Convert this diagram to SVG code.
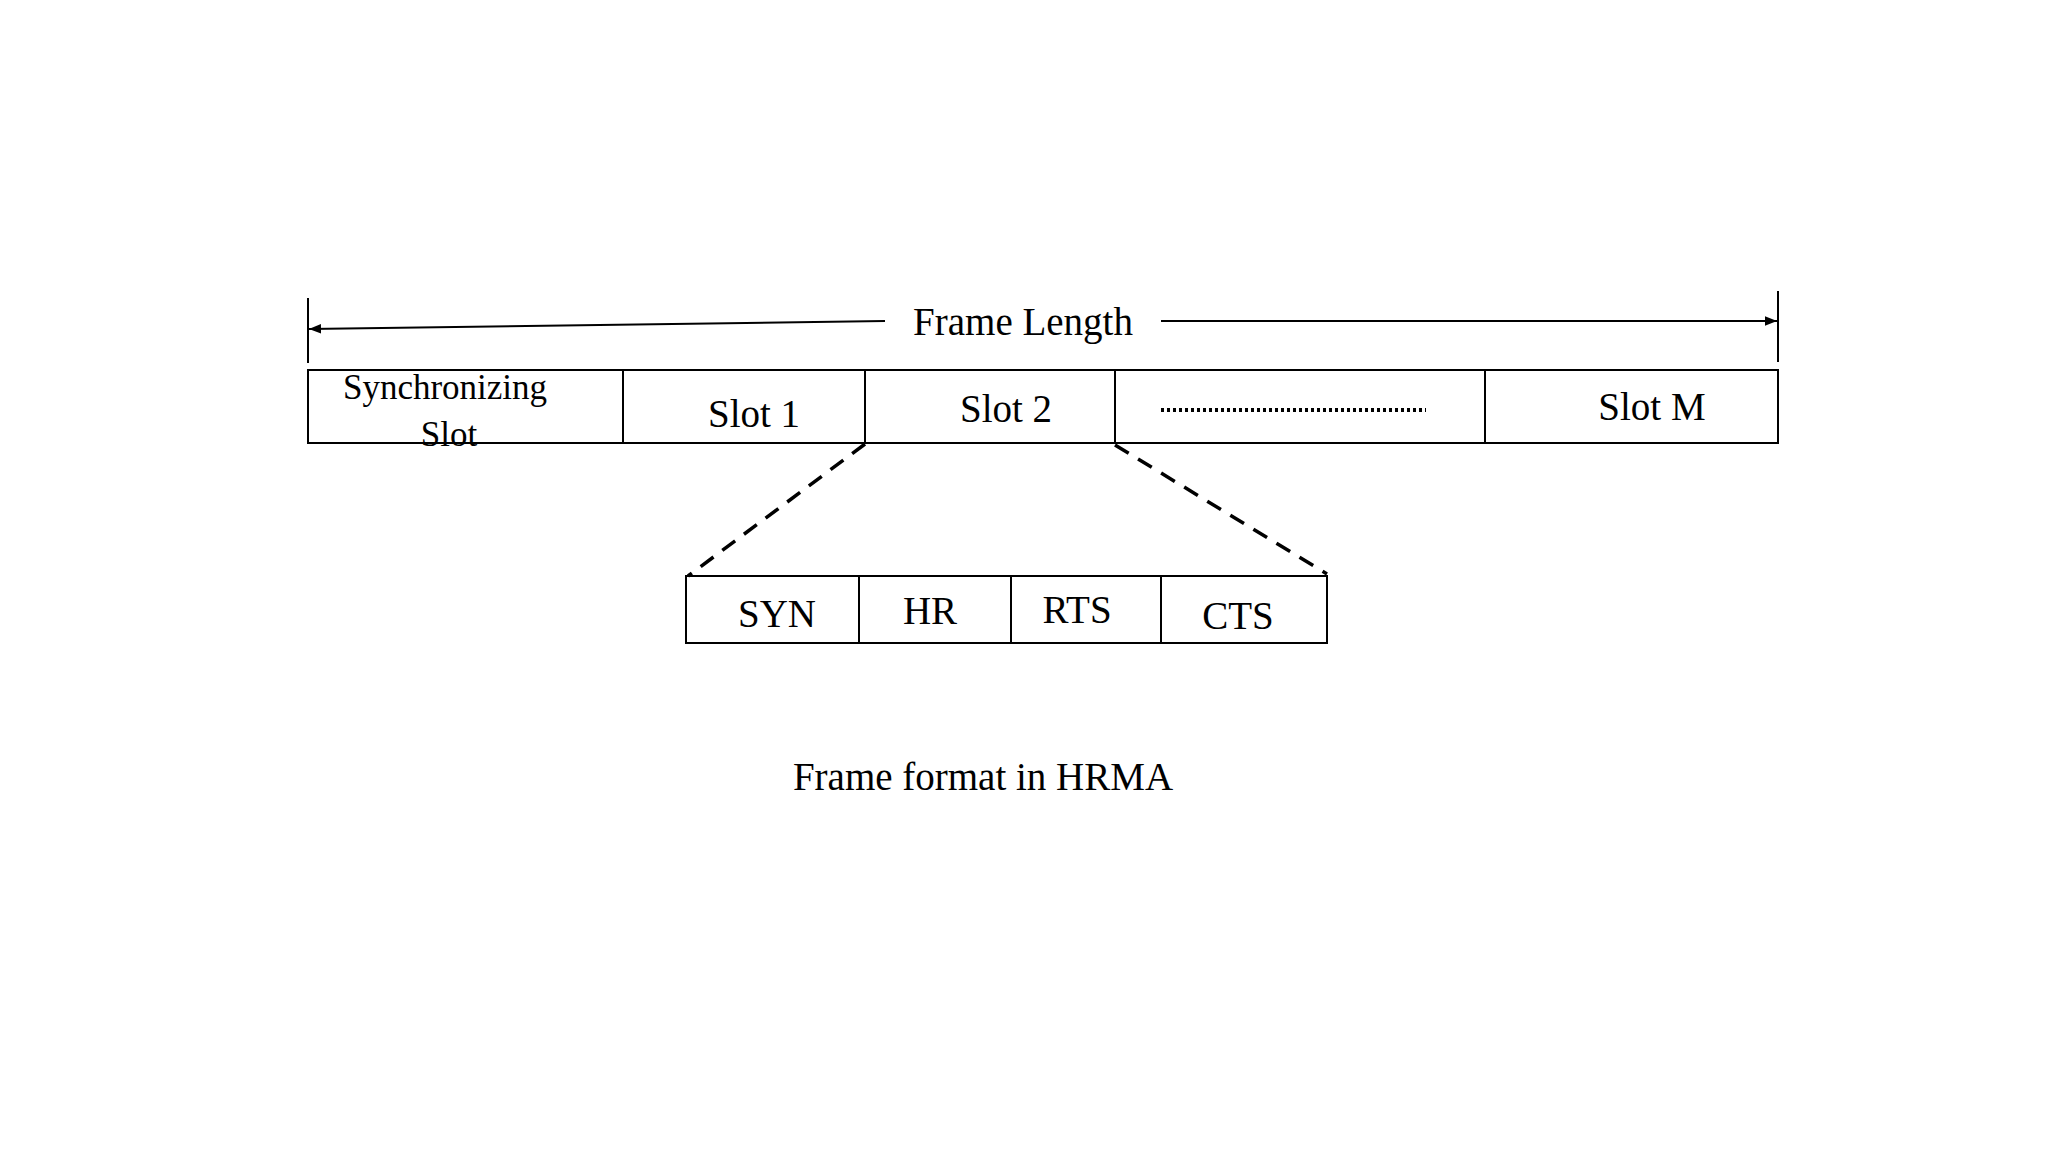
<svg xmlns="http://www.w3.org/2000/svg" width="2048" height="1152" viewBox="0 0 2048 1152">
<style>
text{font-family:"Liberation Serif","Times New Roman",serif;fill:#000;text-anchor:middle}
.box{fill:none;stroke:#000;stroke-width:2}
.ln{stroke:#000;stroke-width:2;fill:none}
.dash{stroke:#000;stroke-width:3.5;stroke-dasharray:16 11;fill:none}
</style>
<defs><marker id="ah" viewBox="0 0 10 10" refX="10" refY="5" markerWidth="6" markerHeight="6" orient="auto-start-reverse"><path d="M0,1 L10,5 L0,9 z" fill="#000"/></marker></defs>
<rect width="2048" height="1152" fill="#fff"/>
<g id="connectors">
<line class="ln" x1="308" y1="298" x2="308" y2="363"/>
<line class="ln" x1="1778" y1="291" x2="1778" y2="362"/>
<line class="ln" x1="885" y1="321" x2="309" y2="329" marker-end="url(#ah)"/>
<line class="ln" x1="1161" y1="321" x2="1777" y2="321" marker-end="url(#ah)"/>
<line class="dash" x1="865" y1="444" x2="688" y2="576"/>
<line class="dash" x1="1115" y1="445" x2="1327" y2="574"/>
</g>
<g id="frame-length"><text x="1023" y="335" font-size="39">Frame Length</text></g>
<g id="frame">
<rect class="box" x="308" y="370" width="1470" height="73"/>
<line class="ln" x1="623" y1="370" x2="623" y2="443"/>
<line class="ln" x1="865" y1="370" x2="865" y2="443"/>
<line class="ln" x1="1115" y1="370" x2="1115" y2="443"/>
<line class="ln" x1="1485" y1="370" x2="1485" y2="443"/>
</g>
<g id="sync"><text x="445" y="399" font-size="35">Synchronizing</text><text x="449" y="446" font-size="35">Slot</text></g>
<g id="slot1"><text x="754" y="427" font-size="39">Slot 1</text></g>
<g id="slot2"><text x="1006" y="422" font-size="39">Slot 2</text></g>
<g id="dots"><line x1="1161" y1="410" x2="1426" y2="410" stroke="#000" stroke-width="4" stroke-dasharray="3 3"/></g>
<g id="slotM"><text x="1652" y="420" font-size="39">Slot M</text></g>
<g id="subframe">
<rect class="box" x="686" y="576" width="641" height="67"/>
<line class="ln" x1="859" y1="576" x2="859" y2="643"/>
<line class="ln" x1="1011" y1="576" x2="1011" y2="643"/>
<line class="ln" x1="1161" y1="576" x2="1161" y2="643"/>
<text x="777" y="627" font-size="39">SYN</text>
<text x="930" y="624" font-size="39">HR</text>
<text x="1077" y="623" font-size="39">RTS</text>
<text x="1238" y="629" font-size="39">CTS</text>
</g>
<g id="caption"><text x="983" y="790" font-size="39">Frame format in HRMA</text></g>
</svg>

_ _ _ _ _ _ _

Short task: Omit the pictures, and quote the material above exactly as given.

Answer to this task:
Convert this diagram to SVG code.
<svg xmlns="http://www.w3.org/2000/svg" width="2048" height="1152" viewBox="0 0 2048 1152">
<style>
text{font-family:"Liberation Serif","Times New Roman",serif;fill:#000;text-anchor:middle}
.box{fill:none;stroke:#000;stroke-width:2}
.ln{stroke:#000;stroke-width:2;fill:none}
.dash{stroke:#000;stroke-width:3.5;stroke-dasharray:16 11;fill:none}
</style>
<defs><marker id="ah" viewBox="0 0 10 10" refX="10" refY="5" markerWidth="6" markerHeight="6" orient="auto-start-reverse"><path d="M0,1 L10,5 L0,9 z" fill="#000"/></marker></defs>
<rect width="2048" height="1152" fill="#fff"/>
<g id="connectors">
<line class="ln" x1="308" y1="298" x2="308" y2="363"/>
<line class="ln" x1="1778" y1="291" x2="1778" y2="362"/>
<line class="ln" x1="885" y1="321" x2="309" y2="329" marker-end="url(#ah)"/>
<line class="ln" x1="1161" y1="321" x2="1777" y2="321" marker-end="url(#ah)"/>
<line class="dash" x1="865" y1="444" x2="688" y2="576"/>
<line class="dash" x1="1115" y1="445" x2="1327" y2="574"/>
</g>
<g id="frame-length"><text x="1023" y="335" font-size="39">Frame Length</text></g>
<g id="frame">
<rect class="box" x="308" y="370" width="1470" height="73"/>
<line class="ln" x1="623" y1="370" x2="623" y2="443"/>
<line class="ln" x1="865" y1="370" x2="865" y2="443"/>
<line class="ln" x1="1115" y1="370" x2="1115" y2="443"/>
<line class="ln" x1="1485" y1="370" x2="1485" y2="443"/>
</g>
<g id="sync"><text x="445" y="399" font-size="35">Synchronizing</text><text x="449" y="446" font-size="35">Slot</text></g>
<g id="slot1"><text x="754" y="427" font-size="39">Slot 1</text></g>
<g id="slot2"><text x="1006" y="422" font-size="39">Slot 2</text></g>
<g id="dots"><line x1="1161" y1="410" x2="1426" y2="410" stroke="#000" stroke-width="4" stroke-dasharray="3 3"/></g>
<g id="slotM"><text x="1652" y="420" font-size="39">Slot M</text></g>
<g id="subframe">
<rect class="box" x="686" y="576" width="641" height="67"/>
<line class="ln" x1="859" y1="576" x2="859" y2="643"/>
<line class="ln" x1="1011" y1="576" x2="1011" y2="643"/>
<line class="ln" x1="1161" y1="576" x2="1161" y2="643"/>
<text x="777" y="627" font-size="39">SYN</text>
<text x="930" y="624" font-size="39">HR</text>
<text x="1077" y="623" font-size="39">RTS</text>
<text x="1238" y="629" font-size="39">CTS</text>
</g>
<g id="caption"><text x="983" y="790" font-size="39">Frame format in HRMA</text></g>
</svg>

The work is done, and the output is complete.